Performance improvements¶
Instant-submission mode enabled by default when building with AdaptiveCpp¶
In GROMACS 2024, one had to manually enable the instant-submission mode
of AdaptiveCpp when building GROMACS
(-DSYCL_CXX_FLAGS_EXTRA=-DHIPSYCL_ALLOW_INSTANT_SUBMISSION=1
).
Now it is enabled by default, improving performance by up to 20%
when running on GPU and slightly reducing the CPU usage when using
SYCL/AdaptiveCpp backend.
More OpenMP parallelization¶
OpenMP multithreading is now used for position restraints, GPU LINCS initialization, domain decomposition state vector sorting and a few other places. This is particularly relevant for runs where a fast GPU is bottlenecked by DD and other CPU tasks.
GPU buffer operations enabled by default¶
This is generally faster on modern GPUs, but, for very small systems, this can worsen performance by a few percent.

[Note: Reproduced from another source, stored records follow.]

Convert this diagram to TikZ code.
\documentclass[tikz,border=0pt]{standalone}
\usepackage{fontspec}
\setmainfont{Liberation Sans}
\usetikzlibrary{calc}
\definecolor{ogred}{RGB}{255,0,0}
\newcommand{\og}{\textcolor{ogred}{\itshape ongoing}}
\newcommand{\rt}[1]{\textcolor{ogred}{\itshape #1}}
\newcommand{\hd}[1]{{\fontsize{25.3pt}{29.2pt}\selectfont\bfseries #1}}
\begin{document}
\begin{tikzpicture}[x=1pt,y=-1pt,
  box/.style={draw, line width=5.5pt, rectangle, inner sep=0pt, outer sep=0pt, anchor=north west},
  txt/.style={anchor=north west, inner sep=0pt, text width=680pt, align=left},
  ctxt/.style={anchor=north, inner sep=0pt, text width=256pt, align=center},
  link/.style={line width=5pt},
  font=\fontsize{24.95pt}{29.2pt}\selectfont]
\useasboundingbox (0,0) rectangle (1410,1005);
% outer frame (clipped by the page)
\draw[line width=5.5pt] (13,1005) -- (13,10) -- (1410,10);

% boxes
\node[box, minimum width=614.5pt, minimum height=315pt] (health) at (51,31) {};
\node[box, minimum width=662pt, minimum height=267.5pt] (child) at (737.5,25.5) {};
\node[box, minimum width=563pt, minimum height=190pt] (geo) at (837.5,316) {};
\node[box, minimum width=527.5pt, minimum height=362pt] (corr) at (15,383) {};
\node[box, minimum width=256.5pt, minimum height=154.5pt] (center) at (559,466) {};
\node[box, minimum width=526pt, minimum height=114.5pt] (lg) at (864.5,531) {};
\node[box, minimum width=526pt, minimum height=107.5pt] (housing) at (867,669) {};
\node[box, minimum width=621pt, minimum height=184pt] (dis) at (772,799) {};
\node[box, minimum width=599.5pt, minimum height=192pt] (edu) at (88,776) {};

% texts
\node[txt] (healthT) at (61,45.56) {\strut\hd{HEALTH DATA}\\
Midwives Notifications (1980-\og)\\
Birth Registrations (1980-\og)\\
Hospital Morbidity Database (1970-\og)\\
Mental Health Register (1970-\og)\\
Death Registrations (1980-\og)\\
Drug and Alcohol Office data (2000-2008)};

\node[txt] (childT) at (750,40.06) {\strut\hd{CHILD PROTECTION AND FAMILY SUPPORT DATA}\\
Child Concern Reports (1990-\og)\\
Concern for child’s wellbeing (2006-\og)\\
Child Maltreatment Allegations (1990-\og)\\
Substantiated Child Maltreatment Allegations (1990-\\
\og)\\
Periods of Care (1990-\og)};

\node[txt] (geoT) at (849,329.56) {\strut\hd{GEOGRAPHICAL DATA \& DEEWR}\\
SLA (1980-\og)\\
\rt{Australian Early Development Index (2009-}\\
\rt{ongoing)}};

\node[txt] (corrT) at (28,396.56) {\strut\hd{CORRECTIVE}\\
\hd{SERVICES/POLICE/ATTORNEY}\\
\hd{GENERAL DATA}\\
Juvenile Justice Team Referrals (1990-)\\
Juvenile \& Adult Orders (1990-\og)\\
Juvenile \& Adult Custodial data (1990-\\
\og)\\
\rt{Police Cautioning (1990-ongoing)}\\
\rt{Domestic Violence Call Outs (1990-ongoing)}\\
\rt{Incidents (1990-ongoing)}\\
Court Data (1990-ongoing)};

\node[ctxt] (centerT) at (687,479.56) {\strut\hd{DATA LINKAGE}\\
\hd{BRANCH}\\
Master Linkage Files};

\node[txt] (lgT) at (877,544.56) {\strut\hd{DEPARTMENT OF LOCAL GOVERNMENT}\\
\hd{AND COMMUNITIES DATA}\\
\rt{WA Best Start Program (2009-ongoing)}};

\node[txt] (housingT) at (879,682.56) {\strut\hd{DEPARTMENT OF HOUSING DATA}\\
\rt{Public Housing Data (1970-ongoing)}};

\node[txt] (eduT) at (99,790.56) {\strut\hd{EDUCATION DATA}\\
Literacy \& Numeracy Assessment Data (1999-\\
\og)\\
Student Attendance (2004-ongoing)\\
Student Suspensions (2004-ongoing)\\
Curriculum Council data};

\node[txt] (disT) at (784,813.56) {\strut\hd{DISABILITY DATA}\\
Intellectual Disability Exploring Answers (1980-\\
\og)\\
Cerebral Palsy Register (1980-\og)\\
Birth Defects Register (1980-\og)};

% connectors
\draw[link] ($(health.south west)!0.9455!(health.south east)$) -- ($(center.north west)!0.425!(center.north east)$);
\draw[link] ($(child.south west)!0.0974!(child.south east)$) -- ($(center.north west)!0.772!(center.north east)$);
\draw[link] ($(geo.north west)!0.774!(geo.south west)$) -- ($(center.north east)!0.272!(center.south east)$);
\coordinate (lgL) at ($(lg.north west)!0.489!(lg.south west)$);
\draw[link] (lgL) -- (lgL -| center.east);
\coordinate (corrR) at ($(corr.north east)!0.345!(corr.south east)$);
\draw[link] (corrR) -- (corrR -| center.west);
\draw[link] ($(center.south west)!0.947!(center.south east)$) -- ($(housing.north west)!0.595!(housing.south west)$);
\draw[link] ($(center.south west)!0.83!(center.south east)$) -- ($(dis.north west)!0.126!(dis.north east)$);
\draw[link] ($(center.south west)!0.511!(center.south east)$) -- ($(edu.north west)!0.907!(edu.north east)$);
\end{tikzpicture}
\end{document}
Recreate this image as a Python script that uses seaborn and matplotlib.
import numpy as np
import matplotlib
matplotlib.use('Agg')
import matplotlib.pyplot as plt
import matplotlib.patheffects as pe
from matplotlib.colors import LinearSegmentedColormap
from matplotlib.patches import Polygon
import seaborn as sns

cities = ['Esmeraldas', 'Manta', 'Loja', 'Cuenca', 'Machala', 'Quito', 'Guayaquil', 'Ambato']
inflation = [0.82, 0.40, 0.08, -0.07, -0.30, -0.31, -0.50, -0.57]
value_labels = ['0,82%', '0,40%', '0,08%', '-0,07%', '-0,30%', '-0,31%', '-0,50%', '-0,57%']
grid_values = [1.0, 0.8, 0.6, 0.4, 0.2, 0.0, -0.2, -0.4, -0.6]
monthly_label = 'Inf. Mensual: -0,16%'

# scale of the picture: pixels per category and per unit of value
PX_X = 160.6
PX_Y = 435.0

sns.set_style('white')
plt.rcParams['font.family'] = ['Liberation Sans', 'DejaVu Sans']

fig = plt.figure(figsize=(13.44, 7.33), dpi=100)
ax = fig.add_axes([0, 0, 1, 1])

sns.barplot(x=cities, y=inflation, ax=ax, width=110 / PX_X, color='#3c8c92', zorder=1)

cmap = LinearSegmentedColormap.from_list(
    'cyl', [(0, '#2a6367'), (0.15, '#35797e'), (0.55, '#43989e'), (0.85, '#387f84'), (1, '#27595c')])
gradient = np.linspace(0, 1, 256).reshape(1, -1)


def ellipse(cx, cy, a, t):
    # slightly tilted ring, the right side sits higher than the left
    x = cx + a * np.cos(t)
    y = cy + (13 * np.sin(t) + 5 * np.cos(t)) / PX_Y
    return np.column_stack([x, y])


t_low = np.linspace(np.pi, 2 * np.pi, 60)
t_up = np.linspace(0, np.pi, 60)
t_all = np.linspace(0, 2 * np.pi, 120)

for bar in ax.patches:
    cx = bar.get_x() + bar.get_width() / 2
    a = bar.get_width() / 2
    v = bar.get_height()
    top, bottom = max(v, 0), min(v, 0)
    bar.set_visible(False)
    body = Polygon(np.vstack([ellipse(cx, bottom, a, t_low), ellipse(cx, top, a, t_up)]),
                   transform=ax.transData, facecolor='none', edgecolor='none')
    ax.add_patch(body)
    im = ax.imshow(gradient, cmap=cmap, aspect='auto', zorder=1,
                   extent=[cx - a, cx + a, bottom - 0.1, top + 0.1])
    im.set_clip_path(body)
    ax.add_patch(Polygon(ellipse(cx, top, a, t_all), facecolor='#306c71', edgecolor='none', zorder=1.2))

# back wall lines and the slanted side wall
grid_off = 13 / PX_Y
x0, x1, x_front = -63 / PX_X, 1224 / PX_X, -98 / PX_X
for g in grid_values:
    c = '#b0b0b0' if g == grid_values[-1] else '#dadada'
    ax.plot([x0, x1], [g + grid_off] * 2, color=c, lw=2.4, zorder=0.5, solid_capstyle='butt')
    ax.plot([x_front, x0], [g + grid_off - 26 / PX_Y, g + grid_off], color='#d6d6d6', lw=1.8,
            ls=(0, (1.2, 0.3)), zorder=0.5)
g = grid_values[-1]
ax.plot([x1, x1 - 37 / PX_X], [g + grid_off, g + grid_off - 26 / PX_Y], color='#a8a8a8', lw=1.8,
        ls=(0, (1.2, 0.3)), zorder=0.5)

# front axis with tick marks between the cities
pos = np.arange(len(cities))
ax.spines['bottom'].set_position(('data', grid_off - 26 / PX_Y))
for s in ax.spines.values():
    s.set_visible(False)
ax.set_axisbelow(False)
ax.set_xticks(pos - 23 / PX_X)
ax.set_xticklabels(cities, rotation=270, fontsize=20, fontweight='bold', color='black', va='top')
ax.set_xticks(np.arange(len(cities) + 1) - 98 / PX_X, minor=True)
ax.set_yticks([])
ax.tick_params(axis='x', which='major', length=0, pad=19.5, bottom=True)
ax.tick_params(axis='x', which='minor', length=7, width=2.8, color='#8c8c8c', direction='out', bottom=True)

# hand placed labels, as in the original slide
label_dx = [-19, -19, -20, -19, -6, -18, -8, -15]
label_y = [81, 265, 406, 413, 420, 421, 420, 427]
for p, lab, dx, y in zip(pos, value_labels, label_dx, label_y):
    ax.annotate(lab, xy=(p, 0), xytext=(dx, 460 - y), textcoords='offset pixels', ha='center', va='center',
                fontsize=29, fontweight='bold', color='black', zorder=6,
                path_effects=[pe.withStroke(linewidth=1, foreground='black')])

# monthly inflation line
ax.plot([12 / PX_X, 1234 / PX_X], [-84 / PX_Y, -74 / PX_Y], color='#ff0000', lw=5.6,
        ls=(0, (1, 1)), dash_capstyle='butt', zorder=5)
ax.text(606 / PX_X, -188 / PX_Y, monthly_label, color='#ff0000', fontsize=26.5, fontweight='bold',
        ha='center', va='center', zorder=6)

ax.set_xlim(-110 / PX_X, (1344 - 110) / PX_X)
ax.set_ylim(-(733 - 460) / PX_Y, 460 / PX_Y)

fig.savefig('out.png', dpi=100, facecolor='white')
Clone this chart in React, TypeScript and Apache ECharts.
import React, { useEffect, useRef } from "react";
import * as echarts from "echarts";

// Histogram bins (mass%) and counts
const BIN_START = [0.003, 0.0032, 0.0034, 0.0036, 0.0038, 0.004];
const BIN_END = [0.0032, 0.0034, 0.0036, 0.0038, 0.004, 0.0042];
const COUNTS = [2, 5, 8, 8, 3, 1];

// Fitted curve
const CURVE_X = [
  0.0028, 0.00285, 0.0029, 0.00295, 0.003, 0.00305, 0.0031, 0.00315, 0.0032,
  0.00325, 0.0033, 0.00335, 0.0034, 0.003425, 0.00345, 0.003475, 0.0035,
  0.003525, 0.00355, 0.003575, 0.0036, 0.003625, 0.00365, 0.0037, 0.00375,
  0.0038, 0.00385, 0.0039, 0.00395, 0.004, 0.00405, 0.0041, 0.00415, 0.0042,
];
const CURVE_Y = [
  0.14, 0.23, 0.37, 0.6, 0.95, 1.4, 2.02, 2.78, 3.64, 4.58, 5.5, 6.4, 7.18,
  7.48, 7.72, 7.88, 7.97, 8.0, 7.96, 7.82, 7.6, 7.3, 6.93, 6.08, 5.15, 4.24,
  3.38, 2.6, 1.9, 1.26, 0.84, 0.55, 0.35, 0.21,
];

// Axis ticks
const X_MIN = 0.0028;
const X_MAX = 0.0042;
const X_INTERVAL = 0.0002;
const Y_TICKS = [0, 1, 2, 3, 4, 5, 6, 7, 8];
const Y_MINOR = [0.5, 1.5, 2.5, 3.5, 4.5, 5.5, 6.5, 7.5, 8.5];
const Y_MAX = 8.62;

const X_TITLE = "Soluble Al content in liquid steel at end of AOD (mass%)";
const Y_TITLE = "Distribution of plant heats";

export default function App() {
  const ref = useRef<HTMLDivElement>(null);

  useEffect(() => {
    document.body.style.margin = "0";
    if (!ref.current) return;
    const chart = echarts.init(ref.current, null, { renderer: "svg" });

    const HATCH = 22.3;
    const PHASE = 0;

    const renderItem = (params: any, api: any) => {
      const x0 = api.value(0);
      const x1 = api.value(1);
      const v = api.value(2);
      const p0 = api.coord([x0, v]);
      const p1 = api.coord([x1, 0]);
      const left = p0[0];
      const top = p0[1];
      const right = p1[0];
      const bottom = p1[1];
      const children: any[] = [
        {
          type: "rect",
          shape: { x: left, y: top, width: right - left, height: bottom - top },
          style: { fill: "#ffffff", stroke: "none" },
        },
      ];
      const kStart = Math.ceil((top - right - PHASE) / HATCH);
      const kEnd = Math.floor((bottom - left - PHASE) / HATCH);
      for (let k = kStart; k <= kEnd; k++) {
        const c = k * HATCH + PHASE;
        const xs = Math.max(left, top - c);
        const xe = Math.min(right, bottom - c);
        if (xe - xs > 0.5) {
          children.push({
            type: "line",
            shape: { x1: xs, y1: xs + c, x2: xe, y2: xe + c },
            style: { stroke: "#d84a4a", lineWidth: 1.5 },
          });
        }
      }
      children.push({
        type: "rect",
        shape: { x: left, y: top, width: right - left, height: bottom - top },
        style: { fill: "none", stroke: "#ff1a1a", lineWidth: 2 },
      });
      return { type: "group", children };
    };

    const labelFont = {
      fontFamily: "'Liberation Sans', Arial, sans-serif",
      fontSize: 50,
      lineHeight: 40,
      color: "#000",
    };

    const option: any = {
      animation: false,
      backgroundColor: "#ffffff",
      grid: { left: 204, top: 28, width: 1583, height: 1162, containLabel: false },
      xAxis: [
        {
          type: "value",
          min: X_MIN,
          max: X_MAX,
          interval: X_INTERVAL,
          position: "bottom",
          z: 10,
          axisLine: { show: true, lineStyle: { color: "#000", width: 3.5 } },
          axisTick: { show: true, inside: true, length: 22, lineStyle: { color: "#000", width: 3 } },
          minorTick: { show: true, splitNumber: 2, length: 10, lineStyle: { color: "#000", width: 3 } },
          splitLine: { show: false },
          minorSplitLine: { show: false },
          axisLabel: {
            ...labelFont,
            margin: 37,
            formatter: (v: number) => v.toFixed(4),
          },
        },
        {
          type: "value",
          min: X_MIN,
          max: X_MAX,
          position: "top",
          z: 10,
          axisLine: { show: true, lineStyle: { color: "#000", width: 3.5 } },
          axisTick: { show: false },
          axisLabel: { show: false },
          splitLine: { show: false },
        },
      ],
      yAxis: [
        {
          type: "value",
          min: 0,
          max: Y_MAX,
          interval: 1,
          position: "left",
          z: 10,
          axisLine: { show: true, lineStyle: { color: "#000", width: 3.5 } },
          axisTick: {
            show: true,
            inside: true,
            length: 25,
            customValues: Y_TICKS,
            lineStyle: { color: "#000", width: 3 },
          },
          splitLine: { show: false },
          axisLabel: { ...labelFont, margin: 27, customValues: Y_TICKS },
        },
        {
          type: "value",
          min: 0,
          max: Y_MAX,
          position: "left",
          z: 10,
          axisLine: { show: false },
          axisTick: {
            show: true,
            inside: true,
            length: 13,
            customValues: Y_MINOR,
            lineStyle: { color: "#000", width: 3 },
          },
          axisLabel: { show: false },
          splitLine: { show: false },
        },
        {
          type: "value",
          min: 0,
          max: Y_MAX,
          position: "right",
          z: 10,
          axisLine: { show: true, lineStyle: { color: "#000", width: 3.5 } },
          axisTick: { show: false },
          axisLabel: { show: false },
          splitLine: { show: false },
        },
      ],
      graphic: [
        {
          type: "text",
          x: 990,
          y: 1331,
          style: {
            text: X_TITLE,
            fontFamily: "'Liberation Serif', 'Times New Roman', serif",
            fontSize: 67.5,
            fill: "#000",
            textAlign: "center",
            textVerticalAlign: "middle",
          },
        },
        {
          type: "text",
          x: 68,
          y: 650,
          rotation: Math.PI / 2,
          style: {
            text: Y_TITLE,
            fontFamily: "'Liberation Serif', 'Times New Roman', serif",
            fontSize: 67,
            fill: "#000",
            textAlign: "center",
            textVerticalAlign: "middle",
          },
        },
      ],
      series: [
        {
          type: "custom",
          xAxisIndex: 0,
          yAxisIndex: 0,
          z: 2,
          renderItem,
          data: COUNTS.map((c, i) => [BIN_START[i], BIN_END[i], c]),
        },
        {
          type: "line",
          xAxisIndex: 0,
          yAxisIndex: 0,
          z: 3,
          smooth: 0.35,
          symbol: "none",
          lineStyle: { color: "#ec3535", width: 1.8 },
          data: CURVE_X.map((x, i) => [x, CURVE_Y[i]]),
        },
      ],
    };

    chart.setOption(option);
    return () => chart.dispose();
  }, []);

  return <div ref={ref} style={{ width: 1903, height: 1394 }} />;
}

In this case, the old behavior can be restored by setting GMX_GPU_DISABLE_BUFFER_OPS=1
environment variable.
NVSHMEM enabled PP Halo Exchange of Forces and Coordinates¶
Introduced pack/unpack kernels fused with data transfers enabled via NVSHMEM for particle-particle (PP) halo exchange,
optimizing performance for all simulation input types. This feature enhances scalability
by leveraging NVSHMEM’s low-overhead, asynchronous communication capabilities and is supported on NVIDIA Volta and newer
architectures. Using this functionality requires NVSHMEM to be enabled at build-time (-DGMX_NVSHMEM=ON
) as well as explicitly
requested at runtime with the GMX_ENABLE_NVSHMEM=1
environment variable. It should be noted that this is an early implementation,
and performance improvements for this feature are planned for a future release.